Your goal:
Set down exactly the lines from the one with "Give me the TikZ source for this diagram." to the one with "at (103, 375)", both included, and no line outside that range.
* start Given entries *
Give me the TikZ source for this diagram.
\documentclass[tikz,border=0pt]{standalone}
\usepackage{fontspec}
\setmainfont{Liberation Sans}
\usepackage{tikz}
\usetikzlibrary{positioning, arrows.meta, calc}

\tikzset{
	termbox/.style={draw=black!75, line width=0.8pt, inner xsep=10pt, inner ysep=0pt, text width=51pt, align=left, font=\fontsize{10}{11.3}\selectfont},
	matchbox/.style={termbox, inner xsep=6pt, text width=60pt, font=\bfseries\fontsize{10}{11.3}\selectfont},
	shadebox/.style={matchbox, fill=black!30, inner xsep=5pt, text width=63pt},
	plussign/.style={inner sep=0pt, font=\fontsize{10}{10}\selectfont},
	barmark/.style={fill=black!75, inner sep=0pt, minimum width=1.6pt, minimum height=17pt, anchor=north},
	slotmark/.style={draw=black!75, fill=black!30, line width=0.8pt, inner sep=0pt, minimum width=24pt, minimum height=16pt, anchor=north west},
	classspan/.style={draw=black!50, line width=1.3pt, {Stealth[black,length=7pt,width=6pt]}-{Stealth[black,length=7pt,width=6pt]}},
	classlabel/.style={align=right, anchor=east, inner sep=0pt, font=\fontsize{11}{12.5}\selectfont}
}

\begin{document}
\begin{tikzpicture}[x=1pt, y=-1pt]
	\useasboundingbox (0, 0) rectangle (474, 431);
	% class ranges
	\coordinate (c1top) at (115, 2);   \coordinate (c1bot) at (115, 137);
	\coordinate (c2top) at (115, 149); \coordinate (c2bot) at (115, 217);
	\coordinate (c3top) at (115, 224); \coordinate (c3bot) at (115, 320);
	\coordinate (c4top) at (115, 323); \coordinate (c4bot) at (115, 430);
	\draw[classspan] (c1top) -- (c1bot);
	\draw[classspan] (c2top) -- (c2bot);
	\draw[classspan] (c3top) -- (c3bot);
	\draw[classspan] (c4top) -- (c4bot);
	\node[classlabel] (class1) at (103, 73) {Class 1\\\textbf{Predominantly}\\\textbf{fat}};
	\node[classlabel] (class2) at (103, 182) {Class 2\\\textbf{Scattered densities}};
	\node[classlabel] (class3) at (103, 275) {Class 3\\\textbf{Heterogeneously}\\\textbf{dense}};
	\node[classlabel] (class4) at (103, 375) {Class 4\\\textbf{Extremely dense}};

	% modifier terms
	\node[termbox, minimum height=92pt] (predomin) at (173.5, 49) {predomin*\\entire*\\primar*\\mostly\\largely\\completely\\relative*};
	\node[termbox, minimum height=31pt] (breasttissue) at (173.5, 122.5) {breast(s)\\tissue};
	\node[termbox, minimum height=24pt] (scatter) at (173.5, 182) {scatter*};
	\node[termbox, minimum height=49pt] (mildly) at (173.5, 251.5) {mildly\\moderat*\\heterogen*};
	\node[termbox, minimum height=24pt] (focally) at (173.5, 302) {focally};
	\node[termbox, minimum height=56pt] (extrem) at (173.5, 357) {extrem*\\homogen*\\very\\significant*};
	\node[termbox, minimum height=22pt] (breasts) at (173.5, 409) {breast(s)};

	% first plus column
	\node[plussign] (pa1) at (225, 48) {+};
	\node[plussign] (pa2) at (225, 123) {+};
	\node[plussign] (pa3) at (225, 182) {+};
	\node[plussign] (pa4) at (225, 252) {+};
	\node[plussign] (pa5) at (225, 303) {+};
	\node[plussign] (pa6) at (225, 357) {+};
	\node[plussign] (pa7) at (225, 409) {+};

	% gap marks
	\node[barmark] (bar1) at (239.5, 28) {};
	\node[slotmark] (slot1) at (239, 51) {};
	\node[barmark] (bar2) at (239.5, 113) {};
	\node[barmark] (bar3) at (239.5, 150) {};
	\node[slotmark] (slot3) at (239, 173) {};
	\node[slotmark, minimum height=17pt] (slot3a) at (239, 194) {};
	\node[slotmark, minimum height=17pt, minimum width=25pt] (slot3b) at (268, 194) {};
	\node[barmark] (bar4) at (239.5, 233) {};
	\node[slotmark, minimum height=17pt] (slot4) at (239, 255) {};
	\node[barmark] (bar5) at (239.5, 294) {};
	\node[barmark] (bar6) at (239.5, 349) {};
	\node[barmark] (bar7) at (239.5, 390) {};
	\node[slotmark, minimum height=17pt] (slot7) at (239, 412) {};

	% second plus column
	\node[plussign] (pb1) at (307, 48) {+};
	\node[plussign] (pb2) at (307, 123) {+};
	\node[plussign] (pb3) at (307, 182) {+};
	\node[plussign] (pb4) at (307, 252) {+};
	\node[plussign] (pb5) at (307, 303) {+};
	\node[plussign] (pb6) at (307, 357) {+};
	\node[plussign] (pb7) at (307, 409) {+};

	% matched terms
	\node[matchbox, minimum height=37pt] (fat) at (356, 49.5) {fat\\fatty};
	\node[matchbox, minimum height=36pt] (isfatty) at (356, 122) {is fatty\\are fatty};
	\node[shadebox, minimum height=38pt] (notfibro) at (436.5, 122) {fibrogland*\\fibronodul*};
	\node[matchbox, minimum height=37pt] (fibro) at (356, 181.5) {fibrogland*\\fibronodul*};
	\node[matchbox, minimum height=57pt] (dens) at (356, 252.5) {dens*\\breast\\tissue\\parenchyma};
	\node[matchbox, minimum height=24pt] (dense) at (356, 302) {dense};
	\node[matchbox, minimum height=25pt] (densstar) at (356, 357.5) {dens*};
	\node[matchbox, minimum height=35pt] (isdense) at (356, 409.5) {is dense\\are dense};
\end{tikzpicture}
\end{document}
* end Given entries *
* start Given entries *
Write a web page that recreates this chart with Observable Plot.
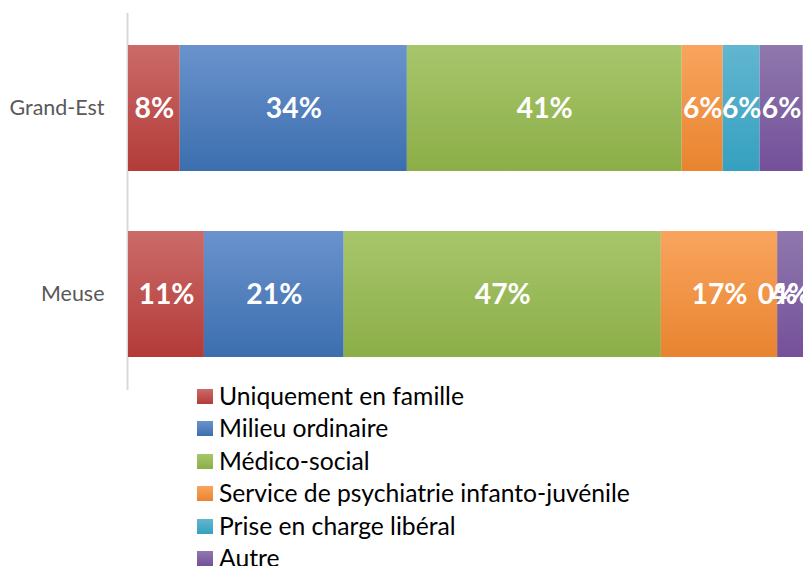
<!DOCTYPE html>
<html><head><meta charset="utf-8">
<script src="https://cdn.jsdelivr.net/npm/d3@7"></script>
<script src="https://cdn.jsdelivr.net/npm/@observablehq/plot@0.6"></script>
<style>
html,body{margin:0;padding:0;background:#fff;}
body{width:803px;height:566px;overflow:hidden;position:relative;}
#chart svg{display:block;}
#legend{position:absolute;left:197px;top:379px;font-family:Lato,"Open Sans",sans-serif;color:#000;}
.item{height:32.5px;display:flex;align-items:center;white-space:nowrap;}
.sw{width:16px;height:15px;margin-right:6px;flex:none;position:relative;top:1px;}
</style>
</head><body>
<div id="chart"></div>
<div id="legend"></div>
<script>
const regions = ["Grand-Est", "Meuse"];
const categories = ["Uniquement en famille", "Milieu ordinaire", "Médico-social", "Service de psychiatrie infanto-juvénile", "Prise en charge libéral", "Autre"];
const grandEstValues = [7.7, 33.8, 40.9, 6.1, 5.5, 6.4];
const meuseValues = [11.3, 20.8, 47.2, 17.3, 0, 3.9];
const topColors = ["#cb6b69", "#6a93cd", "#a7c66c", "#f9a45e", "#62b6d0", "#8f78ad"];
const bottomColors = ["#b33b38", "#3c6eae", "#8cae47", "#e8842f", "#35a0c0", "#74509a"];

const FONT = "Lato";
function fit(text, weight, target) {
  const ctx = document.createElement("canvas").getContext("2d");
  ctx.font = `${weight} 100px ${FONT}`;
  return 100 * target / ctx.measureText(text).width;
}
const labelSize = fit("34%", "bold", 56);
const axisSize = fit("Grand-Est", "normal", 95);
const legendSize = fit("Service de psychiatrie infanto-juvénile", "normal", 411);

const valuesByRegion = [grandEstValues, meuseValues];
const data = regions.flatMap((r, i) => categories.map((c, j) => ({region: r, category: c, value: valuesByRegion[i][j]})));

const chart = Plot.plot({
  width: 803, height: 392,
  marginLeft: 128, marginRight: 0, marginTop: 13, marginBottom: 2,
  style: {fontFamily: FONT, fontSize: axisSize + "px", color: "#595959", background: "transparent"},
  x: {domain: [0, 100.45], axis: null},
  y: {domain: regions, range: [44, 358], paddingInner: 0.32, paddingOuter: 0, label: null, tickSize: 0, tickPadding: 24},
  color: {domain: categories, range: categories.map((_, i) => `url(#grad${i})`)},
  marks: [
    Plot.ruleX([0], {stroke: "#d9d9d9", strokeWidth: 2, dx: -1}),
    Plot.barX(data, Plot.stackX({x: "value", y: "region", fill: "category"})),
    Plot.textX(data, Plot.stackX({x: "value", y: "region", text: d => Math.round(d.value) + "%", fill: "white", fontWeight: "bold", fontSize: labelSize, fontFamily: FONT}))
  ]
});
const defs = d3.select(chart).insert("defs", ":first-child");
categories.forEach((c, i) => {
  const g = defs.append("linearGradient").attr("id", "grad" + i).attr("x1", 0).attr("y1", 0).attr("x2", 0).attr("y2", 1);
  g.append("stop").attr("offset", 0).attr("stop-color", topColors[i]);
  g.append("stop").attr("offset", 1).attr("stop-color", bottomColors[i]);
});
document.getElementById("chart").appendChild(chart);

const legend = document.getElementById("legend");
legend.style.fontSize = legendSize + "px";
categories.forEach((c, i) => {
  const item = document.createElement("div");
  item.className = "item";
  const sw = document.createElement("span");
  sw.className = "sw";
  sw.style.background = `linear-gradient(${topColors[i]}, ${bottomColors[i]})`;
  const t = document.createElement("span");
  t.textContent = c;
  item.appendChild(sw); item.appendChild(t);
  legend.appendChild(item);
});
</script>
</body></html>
* end Given entries *
* start Given entries *
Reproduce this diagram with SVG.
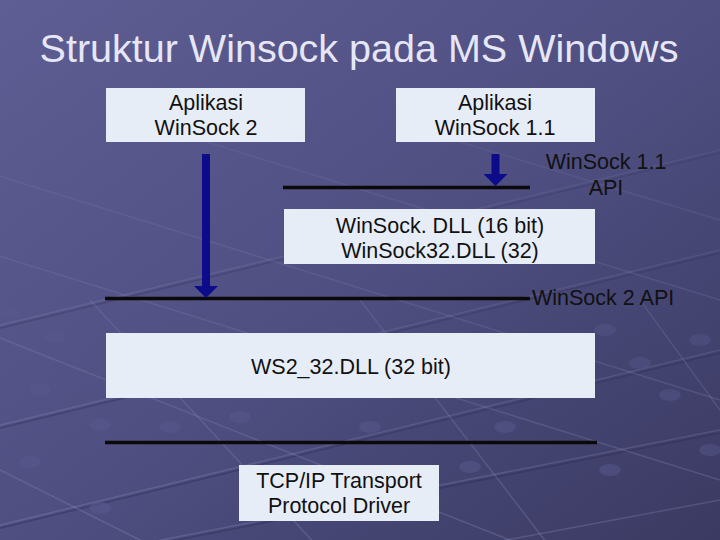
* end Given entries *
Response to the task:
Give me the TikZ source for this diagram.
\documentclass[tikz,border=0pt]{standalone}
\usepackage{fontspec}
\setmainfont{Liberation Sans}
\usepackage{tikz}
\usetikzlibrary{positioning, arrows.meta, calc}

\tikzset{
	termbox/.style={draw=black!75, line width=0.8pt, inner xsep=10pt, inner ysep=0pt, text width=51pt, align=left, font=\fontsize{10}{11.3}\selectfont},
	matchbox/.style={termbox, inner xsep=6pt, text width=60pt, font=\bfseries\fontsize{10}{11.3}\selectfont},
	shadebox/.style={matchbox, fill=black!30, inner xsep=5pt, text width=63pt},
	plussign/.style={inner sep=0pt, font=\fontsize{10}{10}\selectfont},
	barmark/.style={fill=black!75, inner sep=0pt, minimum width=1.6pt, minimum height=17pt, anchor=north},
	slotmark/.style={draw=black!75, fill=black!30, line width=0.8pt, inner sep=0pt, minimum width=24pt, minimum height=16pt, anchor=north west},
	classspan/.style={draw=black!50, line width=1.3pt, {Stealth[black,length=7pt,width=6pt]}-{Stealth[black,length=7pt,width=6pt]}},
	classlabel/.style={align=right, anchor=east, inner sep=0pt, font=\fontsize{11}{12.5}\selectfont}
}

\begin{document}
\begin{tikzpicture}[x=1pt, y=-1pt]
	\useasboundingbox (0, 0) rectangle (474, 431);
	% class ranges
	\coordinate (c1top) at (115, 2);   \coordinate (c1bot) at (115, 137);
	\coordinate (c2top) at (115, 149); \coordinate (c2bot) at (115, 217);
	\coordinate (c3top) at (115, 224); \coordinate (c3bot) at (115, 320);
	\coordinate (c4top) at (115, 323); \coordinate (c4bot) at (115, 430);
	\draw[classspan] (c1top) -- (c1bot);
	\draw[classspan] (c2top) -- (c2bot);
	\draw[classspan] (c3top) -- (c3bot);
	\draw[classspan] (c4top) -- (c4bot);
	\node[classlabel] (class1) at (103, 73) {Class 1\\\textbf{Predominantly}\\\textbf{fat}};
	\node[classlabel] (class2) at (103, 182) {Class 2\\\textbf{Scattered densities}};
	\node[classlabel] (class3) at (103, 275) {Class 3\\\textbf{Heterogeneously}\\\textbf{dense}};
	\node[classlabel] (class4) at (103, 375) {Class 4\\\textbf{Extremely dense}};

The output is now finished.